Selasa, 14 Juli 2015

“Mapel TIK, Hidup Segan Mati Pun Tak Mampu”

Hidup segan, mati pun tak mampu! Kata-kata tersebut mungkin pantas disematkan pada mapel TIK di tengah perubahan kurikulum dan penerapan kurikulum ganda di Indonesia, yaitu KTSP dan kurikulum 2013. Seperti diketahui sebelumnya, di akhir masa jabatan menteri pendidikan era presiden Susilo Bambang Yudhoyono, terjadi perubahan besar dalam kurikulum pendidikan, mulai dari tingkat dasar sampai tingkat menengah. Para pengampu pendidikan pun banyak yang bertanya-tanya, penerapan KTSP belum genap 10 tahun pun akhirnya “dikandaskan” begitu saja tanpa adanya kajian ilmiah yang mendukung dengan dalih telah gagal. Padahal untuk melihat keberhasilan kurikulum, minimal dibutuhkan waktu 10-15 tahun. Salah satu yang mengalami perubahan besar adalah hilangnya mapel TIK di tingkat SMP dan SMA, serta KKPI di tingkat SMK di kurikulum 2013. 

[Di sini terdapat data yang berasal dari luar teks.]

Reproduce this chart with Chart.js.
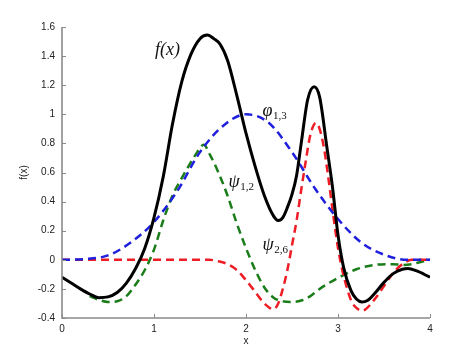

“Anak TK saja sudah bisa internet-an”,  kalimat yang pernah terlontar dari salah satu dari pejabat penentu pendidikan seolah-olah menjadi bukti bahwa belum pahamnya esensi TIK menjadi sebuah keilmuan, bukan hanya sebagai tools atau alat. Padahal TIK itu bukan hanya sekadar bisa mengetik dan bisa internet-an, tetapi lebih ke arah bagaimana bisa memanfaatkan TIK itu sesuai dengan kaidah dan ilmunya sesuai dengan tingkat pendidikan. Banyak anak sekarang yang bisa menggunakan produk dari TIK, tetapi masih sedikit yang menggunakan dengan kaidah, aturan sesuai dengan keilmuannya. TIK dianggap sudah terintegrasi di setiap mapel dengan cara guru sudah menggunakan powerpoint dalam menyampaikan materi, siswa sudah mampu mengerjakan tugas dengan menggunakan Word, Excel, Powerpoint, padahal itu mungkin hanya terjadi di sekolah perkotaan dan para siswa sudah difasilitasi oleh orang tuanya dari kecil. Tetapi, itu pun belum cukup membuat siswa mampu membuat sebuah artikel, makalah, maupun presentasi yang baik. Siswa tetap butuh mapel TIK untuk lebih memahami keilmuan TIK itu sendiri. Sedangkan di sekolah yang berada jauh dari perkotaan, berbanding terbalik dengan apa yang diharapkan. Alih-alih menguasai Word, Excel, Powerpoint, mengenal komputer saja sudah cukup beruntung bagi mereka. Justru mapel TIK inilah yang menjadi tumpuan mereka untuk mengejar ketertinggalan mereka di bidang teknologi khususunya.
Pemerintah seharusnya membuat sebuah kebijakan dengan mempertimbangkan keseluruhan wilayah Indonesia, bukan hanya dilihat dari sekolah perkotaan. Anak-anak masih membutuhkan mapel TIK untuk belajar. Kewajiban pemerintah adalah memeratakan pendidikan, bukan malah mematikan semangat untuk “melek” teknologi. Update materi dari TIK di setiap jenjang, upgrade kompetensi guru TIK sehingga siswa bisa benar-benar merasakan kebermanfaatannya kelak untuk menghadapi era globalisasi saat ini.